Most NCAA Divison-1 schools across the country make their priority on wins, championships, records and recruits. Although still a focus at Lipscomb University, the “win-at-all-cost” mentality is taking a backseat as a unique collaboration between Athletics and Missions is having a transformational impact across campus and literally in communities, churches and villages around the world. “Two years ago when we had just one of our teams going on a mission trip, we announced an ambitious goal of providing every athlete who wanted to go an opportunity to take at least one mission trip at some time during his or her four years here at Lipscomb,” Philip Hutcheson, Director of Athletics explains, “In order to do that, it was going to take a team effort on the part of our staff, our coaches, our players and of course, our missions program.” Everyone’s hard work is paying off as Lipscomb has increased the number of athletic mission trips from just one trip in 2011, to five trips in 2013, with anticipation of up to eight trips on the horizon in 2014.
Assistant women’s soccer coach Chris Klotz shares his experience with leading his team to El Salvador over spring break as “amazing, powerful, and life changing.” He explains how the teammates not only discovered how deep their love was for the community they served but also for one another, “The girls were reminded of the two greatest commandments of loving God and loving people.” Traveling to such a far away place with little in common with the locals could cause quite the divide amongst a group, but the coach says quite the opposite occurs, “A soccer ball, volleyball, tennis racket, basketball, any form of athletics becomes a bridge to instantly connect two foreign cultures, and what God does from there can only be thought up from the Lord Himself.” Team after team, Lipscomb athletes seem to have only the most strengthening and positive experiences.
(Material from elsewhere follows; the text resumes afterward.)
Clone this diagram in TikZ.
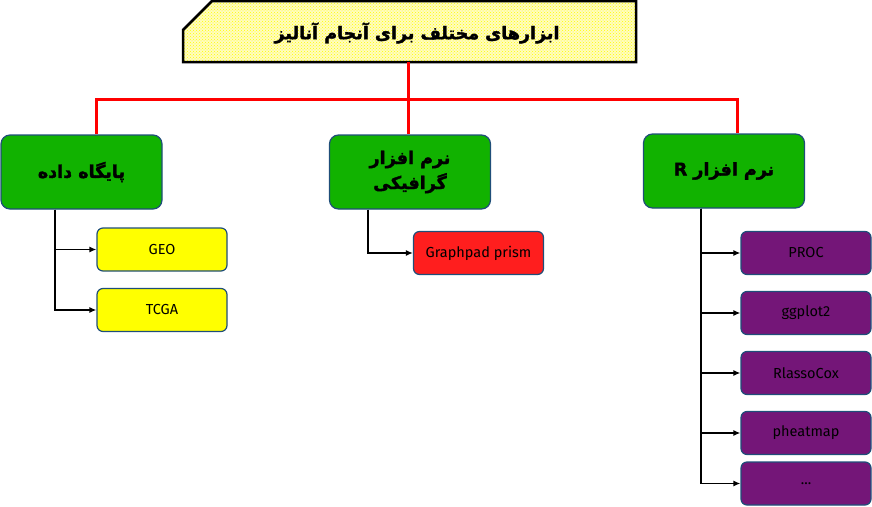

Head track and cross country coach Bill Taylor shares how much of an impact these trips have on the team, “Missions helps our athletes grow in their faith, allows them to use their gifts to impact and serve others, which is an incredible thing, and changes their view of the world.” It is no secret that athletes must have intense focus on their sport and perfecting those abilities, but Taylor stresses the ways in which taking these trips allows the team to see “what is really important.” What does the coach hope for when it comes to the future of the partnership with missions? “That all athletes will go on at least one mission trip during their time here,” he says.
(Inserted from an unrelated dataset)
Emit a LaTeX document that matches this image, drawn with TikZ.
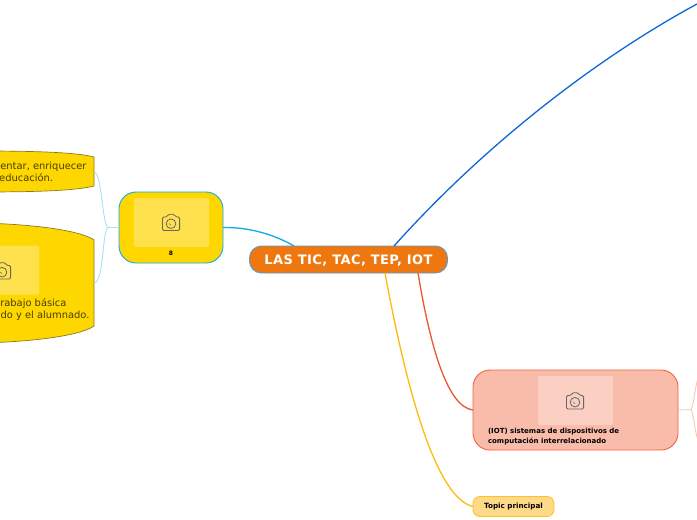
\documentclass[tikz,border=0pt]{standalone}
\usepackage{fontspec}
\setmainfont{DejaVu Sans}
\definecolor{cOrange}{HTML}{EE7710}
\definecolor{cOrangeEdge}{HTML}{5C9BCB}
\definecolor{cGold}{HTML}{FFD700}
\definecolor{cGoldImg}{HTML}{FFE14D}
\definecolor{cSky}{HTML}{12A9E6}
\definecolor{cSkyPale}{HTML}{A8E0F8}
\definecolor{cBlue}{HTML}{0F66D6}
\definecolor{cRed}{HTML}{E9562F}
\definecolor{cSalmon}{HTML}{F9BBAA}
\definecolor{cSalmonImg}{HTML}{FBCFC2}
\definecolor{cSalmonEdge}{HTML}{F2643C}
\definecolor{cSalmonPale}{HTML}{FBC8B8}
\definecolor{cYellow}{HTML}{FFB90F}
\definecolor{cTopic}{HTML}{FFD98A}
\definecolor{cTopicEdge}{HTML}{FFC226}
\definecolor{cIcon}{HTML}{666666}
\definecolor{cLeafText}{HTML}{4A3F00}
\definecolor{cLeafEdge}{HTML}{8A7A20}
\tikzset{
  x=1pt,y=-1pt,
  box/.style={draw,inner sep=0pt,outer sep=0pt,line width=.9pt},
  imgbox/.style={inner sep=0pt,rounded corners=2pt,minimum width=75pt,minimum height=49pt},
  txt/.style={inner sep=0pt,outer sep=0pt,text=black},
  leaftxt/.style={txt,anchor=east,font=\fontsize{9.9}{12}\selectfont,text=cLeafText,text height=7.5pt,text depth=0pt},
  link/.style={line width=1.3pt},
  palelink/.style={line width=.9pt},
  camicon/.pic={
    \draw[cIcon,line width=.8pt,rounded corners=1.4pt]
      (-8.6,-5.5) -- (-4,-5.5) -- (-2.8,-8.2) -- (3.4,-8.2) -- (4.6,-5.5) -- (8.6,-5.5)
      -- (8.6,8) -- (-8.6,8) -- cycle;
    \draw[cIcon,line width=.8pt] (0,1.2) circle (4.8);
    \draw[cIcon,line width=.6pt] (-1.8,1) arc (180:90:1.8);
  }
}
\begin{document}
\begin{tikzpicture}
\useasboundingbox (0,0) rectangle (697,520);
\clip (0,0) rectangle (697,520);

% nodes
\node[box,draw=cOrangeEdge,fill=cOrange,rounded corners=12pt,minimum width=198pt,minimum height=27pt,
  font=\bfseries\fontsize{13}{15}\addfontfeature{LetterSpace=3.2}\selectfont,text=white,text height=9.5pt,text depth=0pt] (hub) at (348.5,259.5) {LAS TIC, TAC, TEP, IOT};
\node[box,draw=cSky,fill=cGold,rounded corners=17pt,minimum width=104pt,minimum height=71pt] (eight) at (171,227.5) {};
\node[imgbox,fill=cGoldImg] (eightimg) at (171.5,222.5) {};
\pic at (171,222.5) {camicon};
\node[txt,font=\bfseries\fontsize{6}{7}\selectfont] (eightlabel) at (171,253.5) {8};

\node[box,draw=cSalmonEdge,fill=cSalmon,rounded corners=17pt,minimum width=205pt,minimum height=80pt] (iot) at (575.5,410) {};
\node[imgbox,fill=cSalmonImg] (iotimg) at (575.5,400.5) {};
\pic at (575,401) {camicon};
\node[txt,anchor=north west,align=left,font=\bfseries\fontsize{7}{9.3}\selectfont] (iotlabel) at (488,428.5)
  {(IOT) sistemas de dispositivos de\\computación interrelacionado};

\node[box,draw=cTopicEdge,fill=cTopic,rounded corners=7pt,minimum width=81pt,minimum height=20pt,
  font=\bfseries\fontsize{7.2}{8}\selectfont] (topic) at (513.5,506.5) {Topic principal};

% left shapes
\path[box,line width=.7pt,draw=cLeafEdge,fill=cGold]
  (-20,151) .. controls (30,151) and (75,152) .. (94,157) -- (94,186)
  .. controls (75,191) and (30,192) .. (-20,192) -- cycle;
\coordinate (leafa) at (94,172);
\node[leaftxt] (leafatop) at (86.5,165.5) {entar, enriquecer};
\node[leaftxt] (leafabot) at (53,177.5) {educación.};

\path[box,line width=.7pt,draw=cLeafEdge,fill=cGold]
  (-20,223) .. controls (30,224) and (80,230) .. (94,240) -- (94,326)
  .. controls (80,336) and (30,342) .. (-20,343) -- cycle;
\coordinate (leafb) at (94,283);
\node[imgbox,fill=cGoldImg] (leafbimg) at (1.5,270) {};
\pic at (2,271) {camicon};
\node[leaftxt] (leafbtop) at (66.5,303) {rabajo básica};
\node[leaftxt] (leafbbot) at (89.5,315) {do y el alumnado.};

% free ends and joints
\coordinate (sky) at (697,4);
\coordinate (splitl) at (108,227.5);
\coordinate (splitr) at (691,409.5);
\coordinate (rup) at (699,375);
\coordinate (rdown) at (699,443);
\coordinate (hubtl) at (294,246);
\coordinate (hubtr) at (394,246);
\coordinate (hubbl) at (385,273);
\coordinate (hubbr) at (418,273);

% connectors
\draw[link,cBlue] (hubtr) .. controls (480,150) and (590,62) .. (sky);
\draw[link,cSky] (eight.east) .. controls (250,227) and (275,235) .. (hubtl);
\draw[link,cRed] (hubbr) .. controls (430,345) and (447,407) .. (iot.west);
\draw[link,cYellow] (hubbl) .. controls (402,365) and (432,497) .. (topic.west);
\draw[palelink,cSkyPale] (eight.west) -- (splitl)
  .. controls (102,224) and (102,172) .. (leafa);
\draw[palelink,cSkyPale] (splitl) .. controls (102,231) and (104,283) .. (leafb);
\draw[palelink,cSalmonPale] (iot.east) -- (splitr) .. controls (694,405) and (695,385) .. (rup);
\draw[palelink,cSalmonPale] (splitr) .. controls (694,414) and (695,435) .. (rdown);
\end{tikzpicture}
\end{document}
An integral player in the growth of athletic trips is Missions Coordinator TJ McCloud, who has been tasked with being the primary liaison between Athletics and Missions. "When I came on staff with Lipscomb Missions, it was really exciting to have a role in helping promote and coordinate missions among our student athletes,” he shares. McCloud also realized the potential for a learning experience when it came to working with athletic teams and their dynamics, as he says, “There's a lot that athletics can teach us about unity, cooperation, goal-setting and self-sacrifice. I hope that our partnership with Athletics is starting to positively influence the way that we form all our mission teams."
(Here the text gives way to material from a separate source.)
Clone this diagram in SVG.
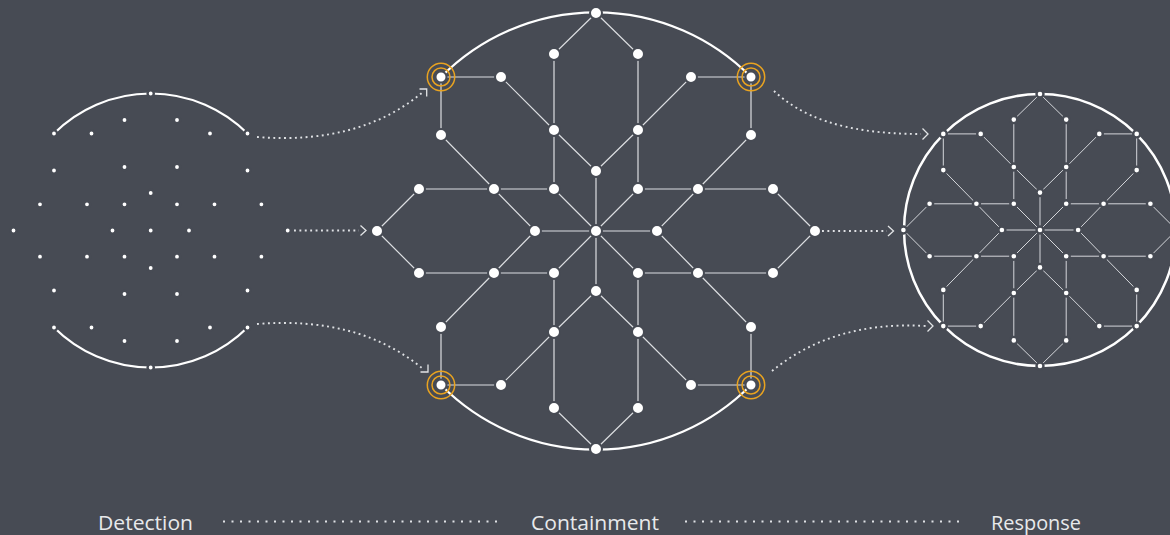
<svg xmlns="http://www.w3.org/2000/svg" width="1170" height="535" viewBox="0 0 1170 535">
<style>
.bg{fill:#474b54}
.edge{fill:none;stroke:#dcdee1;stroke-width:1.2}
.edge-s{fill:none;stroke:#d4d6da;stroke-width:1}
.arc{fill:none;stroke:#ffffff;stroke-width:2.2}
.dots{fill:none;stroke:#e0e2e5;stroke-width:1.9;stroke-dasharray:1.9 3.5}
.chev{fill:none;stroke:#e2e4e6;stroke-width:1.3}
.legdots{fill:none;stroke:#e0e2e5;stroke-width:2;stroke-dasharray:2 6.5}
.n{fill:#ffffff;stroke:#474b54;stroke-width:2}
.ns{fill:#ffffff;stroke:#474b54;stroke-width:2.4}
.ring{fill:none;stroke:#e9a320;stroke-width:1.5}
.lbl{font-family:"Open Sans","Noto Sans","Liberation Sans",sans-serif;font-size:20px;fill:#e8e9eb}
</style>
<rect class="bg" x="0" y="0" width="1170" height="535"/>

<g id="connectors">
  <!-- left cluster arcs -->
  <path class="arc" d="M54,133.5 A137,137 0 0 1 247.5,133.5"/>
  <path class="arc" d="M54,327.5 A137,137 0 0 0 247.5,327.5"/>
  <!-- center graph arcs -->
  <path class="arc" d="M441,77 A218,218 0 0 1 751,77"/>
  <path class="arc" d="M441,385 A218,218 0 0 0 751,385"/>
  <!-- center graph edges -->
  <path class="edge" d="M596,13 L554,54 L554,130 M441,77 L501,77 L554,130 M441,77 L441,135 L494,189 M554,130 L596,171 L596,231 M554,130 L554,189 L596,231 M419,189 L554,189 M377,231 L419,189 M494,189 L535,231 L596,231
  M596,13 L638,54 L638,130 M751,77 L691,77 L638,130 M751,77 L751,135 L698,189 M638,130 L596,171 M638,130 L638,189 L596,231 M773,189 L638,189 M815,231 L773,189 M698,189 L657,231 L596,231
  M596,449 L554,408 L554,332 M441,385 L501,385 L554,332 M441,385 L441,327 L494,273 M554,332 L596,291 L596,231 M554,332 L554,273 L596,231 M419,273 L554,273 M377,231 L419,273 M494,273 L535,231
  M596,449 L638,408 L638,332 M751,385 L691,385 L638,332 M751,385 L751,327 L698,273 M638,332 L596,291 M638,332 L638,273 L596,231 M773,273 L638,273 M815,231 L773,273 M698,273 L657,231"/>
  <!-- right cluster circle -->
  <circle class="arc" cx="1040" cy="230" r="136" style="stroke-width:2.5"/>
  <!-- right cluster edges -->
  <path class="edge-s" d="M1040,94 L1013.8,119.6 L1013.8,167 M943.3,133.9 L980.7,133.9 L1013.8,167 M943.3,133.9 L943.3,170.1 L976.4,203.8 M1013.8,167 L1040,192.6 L1040,230 M1013.8,167 L1013.8,203.8 L1040,230 M929.6,203.8 L1013.8,203.8 M903.4,230 L929.6,203.8 M976.4,203.8 L1001.9,230 L1040,230
  M1040,94 L1066.2,119.6 L1066.2,167 M1136.7,133.9 L1099.3,133.9 L1066.2,167 M1136.7,133.9 L1136.7,170.1 L1103.6,203.8 M1066.2,167 L1040,192.6 M1066.2,167 L1066.2,203.8 L1040,230 M1150.4,203.8 L1066.2,203.8 M1176.6,230 L1150.4,203.8 M1103.6,203.8 L1078.1,230 L1040,230
  M1040,366 L1013.8,340.4 L1013.8,293 M943.3,326.1 L980.7,326.1 L1013.8,293 M943.3,326.1 L943.3,289.9 L976.4,256.2 M1013.8,293 L1040,267.4 L1040,230 M1013.8,293 L1013.8,256.2 L1040,230 M929.6,256.2 L1013.8,256.2 M903.4,230 L929.6,256.2 M976.4,256.2 L1001.9,230
  M1040,366 L1066.2,340.4 L1066.2,293 M1136.7,326.1 L1099.3,326.1 L1066.2,293 M1136.7,326.1 L1136.7,289.9 L1103.6,256.2 M1066.2,293 L1040,267.4 M1066.2,293 L1066.2,256.2 L1040,230 M1150.4,256.2 L1066.2,256.2 M1176.6,230 L1150.4,256.2 M1103.6,256.2 L1078.1,230"/>

  <!-- dotted flow arrows -->
  <path class="dots" d="M257,137 Q360,145 423,92"/>
  <path class="chev" d="M419.5,89 L426.7,89 L426.7,96.5"/>
  <path class="dots" d="M257,324 Q360,316 423,369"/>
  <path class="chev" d="M428,364.5 L428,372 L420.5,372"/>
  <path class="dots" d="M294,230.5 L359,230.5"/>
  <path class="chev" d="M360.5,225.5 L366,230.5 L360.5,235.5"/>
  <path class="dots" d="M822,231 L887,231"/>
  <path class="chev" d="M888,226 L893.5,231 L888,236"/>
  <path class="dots" d="M774,91 C800,115 840,134 921,134"/>
  <path class="chev" d="M922.5,128.5 L928,134 L922.5,139.5"/>
  <path class="dots" d="M772,371 C810,340 860,322 926,326"/>
  <path class="chev" d="M927.5,320.5 L933,326 L927.5,331.5"/>
</g>

<g id="detection">
  <circle class="ns" cx="150.7" cy="93.5" r="3.1"/><circle class="ns" cx="150.7" cy="367.5" r="3.1"/>
  <circle class="ns" cx="54" cy="133.5" r="3.1"/><circle class="ns" cx="247.5" cy="133.5" r="3.1"/><circle class="ns" cx="54" cy="327.5" r="3.1"/><circle class="ns" cx="247.5" cy="327.5" r="3.1"/>
  <circle class="ns" cx="91.5" cy="133.5" r="3.1"/><circle class="ns" cx="210" cy="133.5" r="3.1"/><circle class="ns" cx="91.5" cy="327.5" r="3.1"/><circle class="ns" cx="210" cy="327.5" r="3.1"/>
  <circle class="ns" cx="124.5" cy="120" r="3.1"/><circle class="ns" cx="177" cy="120" r="3.1"/><circle class="ns" cx="124.5" cy="341" r="3.1"/><circle class="ns" cx="177" cy="341" r="3.1"/>
  <circle class="ns" cx="54" cy="170.5" r="3.1"/><circle class="ns" cx="247.5" cy="170.5" r="3.1"/><circle class="ns" cx="54" cy="290.5" r="3.1"/><circle class="ns" cx="247.5" cy="290.5" r="3.1"/>
  <circle class="ns" cx="124.5" cy="167" r="3.1"/><circle class="ns" cx="177" cy="167" r="3.1"/><circle class="ns" cx="124.5" cy="294" r="3.1"/><circle class="ns" cx="177" cy="294" r="3.1"/>
  <circle class="ns" cx="150.7" cy="193" r="3.1"/><circle class="ns" cx="150.7" cy="268" r="3.1"/>
  <circle class="ns" cx="40" cy="204.3" r="3.1"/><circle class="ns" cx="261.4" cy="204.3" r="3.1"/><circle class="ns" cx="40" cy="256.7" r="3.1"/><circle class="ns" cx="261.4" cy="256.7" r="3.1"/>
  <circle class="ns" cx="87" cy="204.3" r="3.1"/><circle class="ns" cx="214.5" cy="204.3" r="3.1"/><circle class="ns" cx="87" cy="256.7" r="3.1"/><circle class="ns" cx="214.5" cy="256.7" r="3.1"/>
  <circle class="ns" cx="124.5" cy="204.3" r="3.1"/><circle class="ns" cx="177" cy="204.3" r="3.1"/><circle class="ns" cx="124.5" cy="256.7" r="3.1"/><circle class="ns" cx="177" cy="256.7" r="3.1"/>
  <circle class="ns" cx="13.5" cy="230.5" r="3.1"/><circle class="ns" cx="287.7" cy="230.5" r="3.1"/>
  <circle class="ns" cx="112.5" cy="230.5" r="3.1"/><circle class="ns" cx="189" cy="230.5" r="3.1"/>
  <circle class="ns" cx="150.7" cy="230.5" r="3.1"/>
</g>

<g id="containment">
  <circle class="n" cx="596" cy="13" r="6"/><circle class="n" cx="596" cy="449" r="6"/>
  <circle class="n" cx="501" cy="77" r="6"/><circle class="n" cx="691" cy="77" r="6"/><circle class="n" cx="501" cy="385" r="6"/><circle class="n" cx="691" cy="385" r="6"/>
  <circle class="n" cx="554" cy="54" r="6"/><circle class="n" cx="638" cy="54" r="6"/><circle class="n" cx="554" cy="408" r="6"/><circle class="n" cx="638" cy="408" r="6"/>
  <circle class="n" cx="441" cy="135" r="6"/><circle class="n" cx="751" cy="135" r="6"/><circle class="n" cx="441" cy="327" r="6"/><circle class="n" cx="751" cy="327" r="6"/>
  <circle class="n" cx="554" cy="130" r="6"/><circle class="n" cx="638" cy="130" r="6"/><circle class="n" cx="554" cy="332" r="6"/><circle class="n" cx="638" cy="332" r="6"/>
  <circle class="n" cx="596" cy="171" r="6"/><circle class="n" cx="596" cy="291" r="6"/>
  <circle class="n" cx="419" cy="189" r="6"/><circle class="n" cx="773" cy="189" r="6"/><circle class="n" cx="419" cy="273" r="6"/><circle class="n" cx="773" cy="273" r="6"/>
  <circle class="n" cx="494" cy="189" r="6"/><circle class="n" cx="698" cy="189" r="6"/><circle class="n" cx="494" cy="273" r="6"/><circle class="n" cx="698" cy="273" r="6"/>
  <circle class="n" cx="554" cy="189" r="6"/><circle class="n" cx="638" cy="189" r="6"/><circle class="n" cx="554" cy="273" r="6"/><circle class="n" cx="638" cy="273" r="6"/>
  <circle class="n" cx="377" cy="231" r="6"/><circle class="n" cx="815" cy="231" r="6"/>
  <circle class="n" cx="535" cy="231" r="6"/><circle class="n" cx="657" cy="231" r="6"/>
  <circle class="n" cx="596" cy="231" r="6"/>
  <g id="alert-nodes">
    <circle class="n" cx="441" cy="77" r="5.5"/><circle class="ring" cx="441" cy="77" r="9"/><circle class="ring" cx="441" cy="77" r="13.7"/>
    <circle class="n" cx="751" cy="77" r="5.5"/><circle class="ring" cx="751" cy="77" r="9"/><circle class="ring" cx="751" cy="77" r="13.7"/>
    <circle class="n" cx="441" cy="385" r="5.5"/><circle class="ring" cx="441" cy="385" r="9"/><circle class="ring" cx="441" cy="385" r="13.7"/>
    <circle class="n" cx="751" cy="385" r="5.5"/><circle class="ring" cx="751" cy="385" r="9"/><circle class="ring" cx="751" cy="385" r="13.7"/>
  </g>
</g>

<g id="response">
  <circle class="ns" cx="1040" cy="94" r="3.5"/><circle class="ns" cx="1040" cy="366" r="3.5"/>
  <circle class="ns" cx="943.3" cy="133.9" r="3.5"/><circle class="ns" cx="1136.7" cy="133.9" r="3.5"/><circle class="ns" cx="943.3" cy="326.1" r="3.5"/><circle class="ns" cx="1136.7" cy="326.1" r="3.5"/>
  <circle class="ns" cx="980.7" cy="133.9" r="3.5"/><circle class="ns" cx="1099.3" cy="133.9" r="3.5"/><circle class="ns" cx="980.7" cy="326.1" r="3.5"/><circle class="ns" cx="1099.3" cy="326.1" r="3.5"/>
  <circle class="ns" cx="1013.8" cy="119.6" r="3.5"/><circle class="ns" cx="1066.2" cy="119.6" r="3.5"/><circle class="ns" cx="1013.8" cy="340.4" r="3.5"/><circle class="ns" cx="1066.2" cy="340.4" r="3.5"/>
  <circle class="ns" cx="943.3" cy="170.1" r="3.5"/><circle class="ns" cx="1136.7" cy="170.1" r="3.5"/><circle class="ns" cx="943.3" cy="289.9" r="3.5"/><circle class="ns" cx="1136.7" cy="289.9" r="3.5"/>
  <circle class="ns" cx="1013.8" cy="167" r="3.5"/><circle class="ns" cx="1066.2" cy="167" r="3.5"/><circle class="ns" cx="1013.8" cy="293" r="3.5"/><circle class="ns" cx="1066.2" cy="293" r="3.5"/>
  <circle class="ns" cx="1040" cy="192.6" r="3.5"/><circle class="ns" cx="1040" cy="267.4" r="3.5"/>
  <circle class="ns" cx="929.6" cy="203.8" r="3.5"/><circle class="ns" cx="1150.4" cy="203.8" r="3.5"/><circle class="ns" cx="929.6" cy="256.2" r="3.5"/><circle class="ns" cx="1150.4" cy="256.2" r="3.5"/>
  <circle class="ns" cx="976.4" cy="203.8" r="3.5"/><circle class="ns" cx="1103.6" cy="203.8" r="3.5"/><circle class="ns" cx="976.4" cy="256.2" r="3.5"/><circle class="ns" cx="1103.6" cy="256.2" r="3.5"/>
  <circle class="ns" cx="1013.8" cy="203.8" r="3.5"/><circle class="ns" cx="1066.2" cy="203.8" r="3.5"/><circle class="ns" cx="1013.8" cy="256.2" r="3.5"/><circle class="ns" cx="1066.2" cy="256.2" r="3.5"/>
  <circle class="ns" cx="903.4" cy="230" r="3.5"/><circle class="ns" cx="1176.6" cy="230" r="3.5"/>
  <circle class="ns" cx="1001.9" cy="230" r="3.5"/><circle class="ns" cx="1078.1" cy="230" r="3.5"/>
  <circle class="ns" cx="1040" cy="230" r="3.5"/>
</g>

<g id="legend">
  <text class="lbl" x="98" y="529.5" textLength="95" lengthAdjust="spacingAndGlyphs">Detection</text>
  <path class="legdots" d="M223,521.5 L498,521.5"/>
  <text class="lbl" x="531" y="529.5" textLength="128" lengthAdjust="spacingAndGlyphs">Containment</text>
  <path class="legdots" d="M685,521.5 L960,521.5"/>
  <text class="lbl" x="991" y="529.5" textLength="90" lengthAdjust="spacingAndGlyphs">Response</text>
</g>
</svg>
Someone who has experienced the progress of athletic missions firsthand is former student leader Jenny Randolph. Now leading trips as an alumna, she is amazed by the increased opportunity, saying, “I have enjoyed seeing more and more trips coming together in athletics as a whole. Just in the last year, track and cross country went to Haiti twice in five months, volleyball to Brazil, women's soccer to El Salvador, softball to Honduras and a team of various athletes to Honduras over winter break.” Randolph wishes for future progress as well, “My hope is that the partnership between athletics and missions will continue to grow, that mission trips will become the norm in athletics, that Godly men and women will step up to make trip possibilities a reality, and that God will continue to work in us and through us."